Zwei gestandene Männer aus der ehemaligen Klasse, Hans Joachim Märtens und Günter Fiedler, organisierten diese Zusammenkunft. Keine leichte Aufgabe in der heutigen Zeit, denn inzwischen leben viele im Land verstreut und nicht mehr in der näheren Umgebung. Umso erfreulicher, dass nur wenige aus wichtigen persönlichen Gründen absagten. Empfangen wurde die Schar mit einer kleinen Zuckertüte, auf der eine dicke "50" leuchtete und jeden daran erinnerte: "Kinder wie die Zeit vergeht".
In einem kurzen offiziellen Teil stellte Günter Fiedler fest: "Wir alle sind gestandene Leute, jeder hat seinen Platz im Leben gefunden und fast alle nehmen noch aktiv am Arbeits- und gesellschaftlichen Leben teil." Dass es den ehemaligen Direktor der Oberschule, Detlef Bergk, nicht auf dem Stuhl hielt, war klar. In seiner kurzen Ansprache zollte er den Schülern von einst viel Lob und auch ein wenig Stolz schwang mit. Bergk wurde 1959 als stellvertretender Direktor nach Görzig versetzt. 1960 war die nach 50 Jahren wieder Versammelten, die ersten, die er einschulte und damit in die Hände von Klassenlehrerin Anneliese Brauser legte. Erstaunlich, dass sie - bis auf einen Erstklässler, dessen Name auch keiner der Anwesenden mehr wusste - alle ihre Schüler noch mit Vor- und Familiennamen kennt.

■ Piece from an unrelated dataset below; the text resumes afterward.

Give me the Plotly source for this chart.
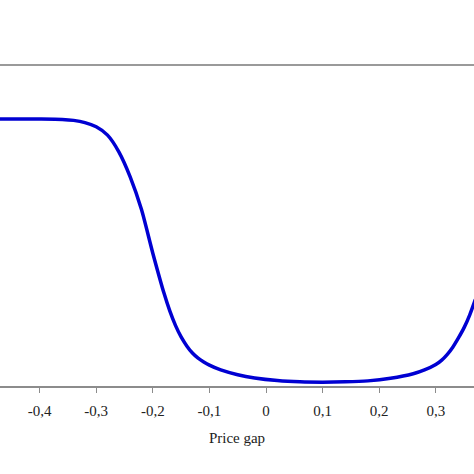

Der 1960er-Jahrgang war auch insofern ein besonderer, dass es die erste Klasse an der POS Görzig war, die Direktor Bergk von der ersten bis zur zehnten Klasse begleitete und feierlich im Klubhaus Görzig ins Leben entließ.
Klassentreffen, sind vor allem Gelegenheit, Bilanz zu ziehen und in alten Erinnerungen zu schwelgen. Viele wurden an diesem Abend wach. Die von Grind gezeichneten Knie, zerrissenen Hosen, die damals noch oft üblichen handfesten Erziehungsmaßnahmen oder der Pionierfüller, mit dem nach Herzenslust Wasser durch den Unterrichtsraum gespritzt wurde oder auch die erste Tanzstunde, ließen die Mitschüler Revue passieren. Das Kohlen-Schleppen für den Hausmeister war eine der Strafen, wenn jemand bei Dummheiten erwischt wurde, denn die Schule hatte noch Ofenheizung.
Von den 35 Schülern gingen nach der achten Klasse vier zur Erweiterten Oberschule, drei verließen die Schule. Im neunten Schuljahr nahmen alle an der "Tanzstunde" teil, die der Klassenlehrer mit seiner Frau im Klubhaus Görzig durchführte. Gesprochen wurde an diesem Abend beim Klassentreffen auch viel von der Einstellung zum lernen und gegenseitiger Hilfe "Wir wollten ja schließlich etwas werden", äußerten viele der Ehemaligen als Begründung.
So kam es, dass der Ruf zur Eröffnung des Büfett mehrmals wiederholt werden musste, bevor die ersten dorthin aufbrachen. Dass auch die sieben Lehrer zum Büfett eingeladen wurden, zeugt vom guten Miteinander. Und es wundert wohl niemanden, dass in Zukunft weitere Treffen folgen sollen.